Approximation to Smooth Functions by Low-Rank Swish Networks

Authors: Zimeng Li, Hongjun Li, Jingyuan Wang, Ke Tang

ICML 2025 | Venue PDF | Archive PDF | Plain Text | LLM Run Details

Reproducibility Variable Result LLM Response
Research Type Experimental In this paper, we establish the theoretical foundation for low-rank compression from the perspective of universal approximation theory. Specifically, we prove that for any H older function, there exists a Swish network with narrow linear hidden layers sandwiched between adjacent nonlinear layers, which can approximate the H older function within a given small error. ... Extensive experiments have confirmed the reliability of our theoretical result. ... Table 1. Cross-validation results for classical feedforward networks and low-rank networks on various classification (top) and regression (bottom) datasets.
Researcher Affiliation Academia 1School of Computer Science and Engineering, Beihang University, Beijing, China 2Institute of Economics (School of Social Sciences), Tsinghua University, Beijing, China 3School of Economics and Management, Beihang University, Beijing, China 4Engineering Research Center of Advanced Computer Application Technology, Ministry of Education, China. Correspondence to: Hongjun Li <EMAIL>, Jingyuan Wang <EMAIL>.
Pseudocode No The paper includes 'Proof Ideas' and 'Technical Proofs' sections which describe steps and mathematical derivations. However, these are presented as narrative text, lemmas, and propositions rather than structured pseudocode blocks or algorithms with clear labels like 'Algorithm 1' or 'Pseudocode'.
Open Source Code No The paper does not contain any explicit statements about releasing source code, nor does it provide links to a code repository in the main text or supplementary materials. The 'Impact Statement' section does not mention code availability.
Open Datasets Yes We choose eight popular UCI datasets, four of which are used for classification tasks and four for regression tasks. For each dataset, we convert each category feature to several dummy features, then scale all features to [0, 1]. For regression datasets, we also scale the targets to [0, 1]. Table 2 in Appendix B records the basic information for these datasets.
Dataset Splits Yes Then, for each dataset, we employ grid search with 10-fold cross-validation to identify the optimal depth and width for the classical feedforward Swish network. ... Subsequently, we conduct 10-fold cross-validation to evaluate the classical feedforward Swish network of the optimal depth and width and the low-rank Swish network...
Hardware Specification No The paper does not provide specific details about the hardware used for running the experiments.
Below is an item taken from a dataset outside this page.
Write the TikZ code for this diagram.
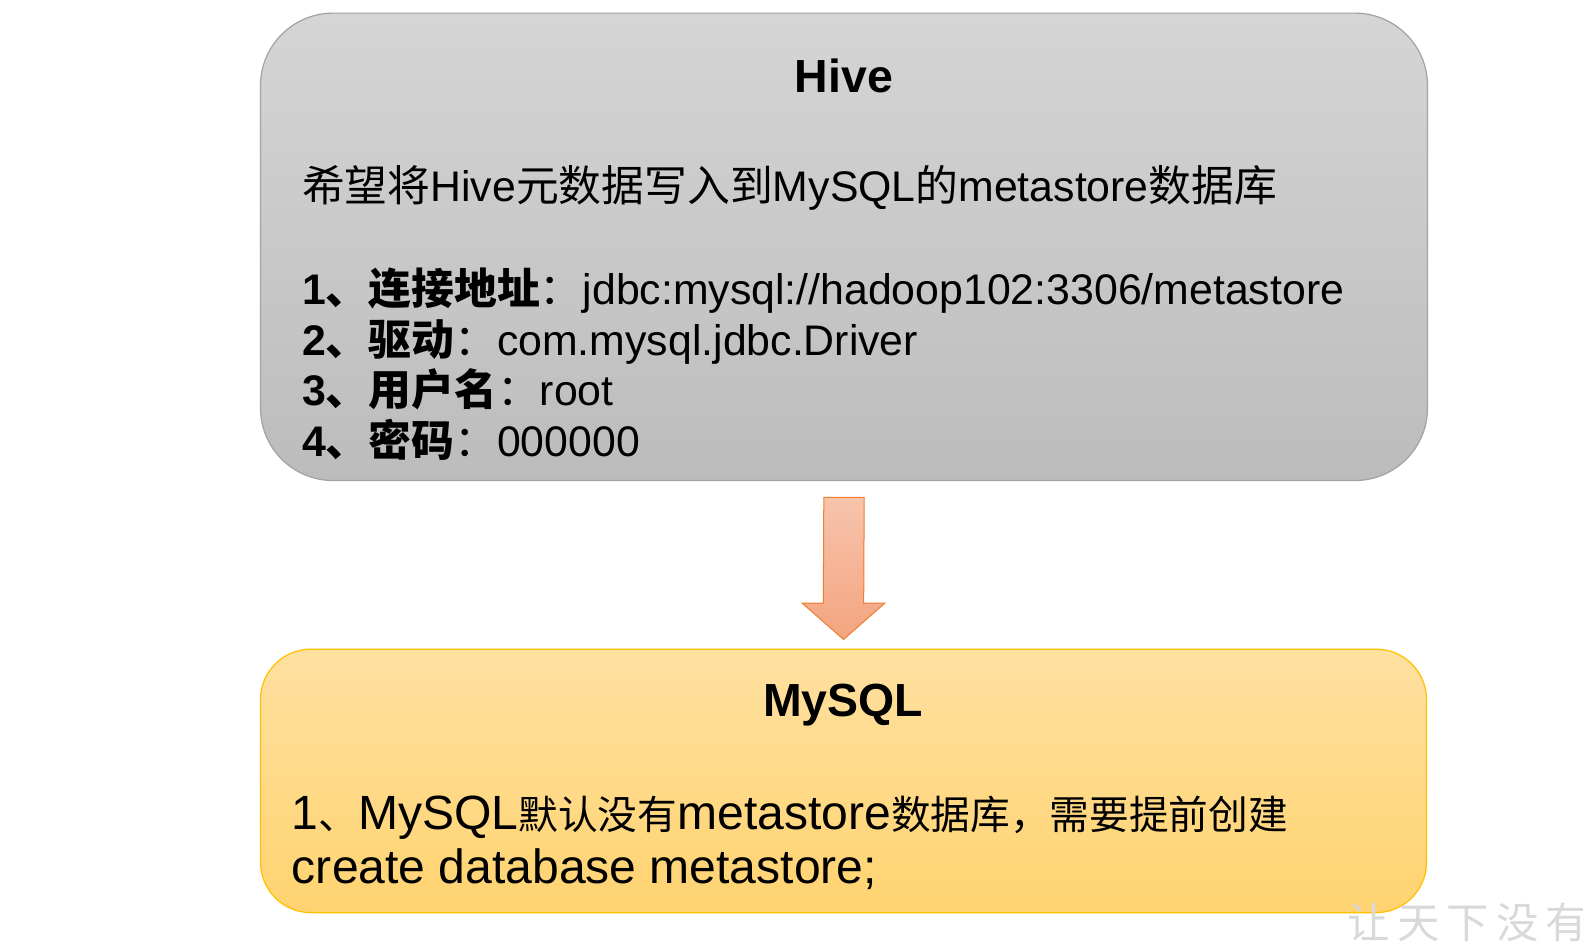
\documentclass[tikz,border=0pt]{standalone}
\usepackage{fontspec}
\setmainfont{Liberation Sans}
\newfontfamily\cjk{Noto Sans CJK SC}
\newfontfamily\cjksmall[Scale=0.826]{Noto Sans CJK SC}
\usetikzlibrary{calc}

\definecolor{hivetop}{HTML}{D5D5D5}
\definecolor{hivebot}{HTML}{BCBCBC}
\definecolor{hiveline}{HTML}{A3A3A3}
\definecolor{mysqltop}{HTML}{FEE0A0}
\definecolor{mysqlbot}{HTML}{FFD370}
\definecolor{mysqlline}{HTML}{FFC000}
\definecolor{arrowtop}{HTML}{F7C4AC}
\definecolor{arrowbot}{HTML}{F4A47F}
\definecolor{arrowline}{HTML}{ED7D31}

\tikzstyle{hivebox} = [rectangle, rounded corners=72pt, minimum width=1156pt, minimum height=463pt, draw=hiveline, line width=1.2pt, top color=hivetop, bottom color=hivebot]
\tikzstyle{mysqlbox} = [rectangle, rounded corners=50pt, minimum width=1155pt, minimum height=261pt, draw=mysqlline, line width=1.2pt, top color=mysqltop, bottom color=mysqlbot]
\tikzstyle{title} = [inner sep=0pt, anchor=base, font=\fontsize{46}{50}\selectfont\bfseries]
\tikzstyle{textline} = [inner sep=0pt, anchor=base west, font=\fontsize{42.4}{50}\selectfont]
\tikzstyle{bigline} = [inner sep=0pt, anchor=base west, font=\fontsize{47.6}{53}\selectfont]
\tikzstyle{arrow} = [draw=arrowline, line width=1pt, top color=arrowtop, bottom color=arrowbot]

\begin{document}
\begin{tikzpicture}[x=1pt, y=1pt]
    \useasboundingbox (0,0) rectangle (1568,936);

    \node (hive) [hivebox] at (836,691.5) {};
    \node (mysql) [mysqlbox] at (835.5,162.5) {};

    \node (hivetitle) [title] at (836,844) {Hive};
    \node (wish) [textline] at (299,736) {{\cjk 希望将}Hive{\cjk 元数据写入到}MySQL{\cjk 的}metastore{\cjk 数据库}};
    \node (url) [textline] at (299,634) {\textbf{1{\cjk 、连接地址}}{\cjk ：}jdbc:mysql://hadoop102:3306/metastore};
    \node (driver) [textline] at (299,584) {\textbf{2{\cjk 、驱动}}{\cjk ：}com.mysql.jdbc.Driver};
    \node (user) [textline] at (299,534) {\textbf{3{\cjk 、用户名}}{\cjk ：}root};
    \node (pwd) [textline] at (299,484) {\textbf{4{\cjk 、密码}}{\cjk ：}000000};

    \node (mysqltitle) [title] at (835,226) {MySQL};
    \node (create) [bigline] at (289,114) {1{\cjksmall 、}MySQL{\cjksmall 默认没有}metastore{\cjksmall 数据库，需要提前创建}};
    \node (cmd) [bigline] at (289,61) {create database metastore;};

    % block arrow between the boxes
    \coordinate (tail) at ($(hive.south)+(0,-16)$);
    \coordinate (tip) at ($(mysql.north)+(0,9)$);
    \path [arrow] ($(tail)+(-20,0)$) -- ($(tail)+(20,0)$) -- ($(tip)+(20,36)$) -- ($(tip)+(41,36)$)
        -- (tip) -- ($(tip)+(-41,36)$) -- ($(tip)+(-20,36)$) -- cycle;

    \node (mark) [inner sep=0pt, anchor=base west, text=black!15, font=\cjk\fontsize{42}{46}\selectfont] at (1335,6) {让\,天\,下\,没\,有\,难};
\end{tikzpicture}
\end{document}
It describes the experimental methodology and dataset usage but makes no mention of CPU, GPU models, or other computing infrastructure.
Software Dependencies No The paper mentions experimental procedures such as 'grid search' and 'dependent t-tests' but does not specify any software libraries, frameworks (e.g., PyTorch, TensorFlow), or their version numbers that were used for implementation or analysis.
Experiment Setup Yes Then, for each dataset, we employ grid search with 10-fold cross-validation to identify the optimal depth and width for the classical feedforward Swish network. The candidate set for the depth consists of {2, 3, 4}, and for the width, it is {4d, 5d, 6d}, where d represents the input dimension.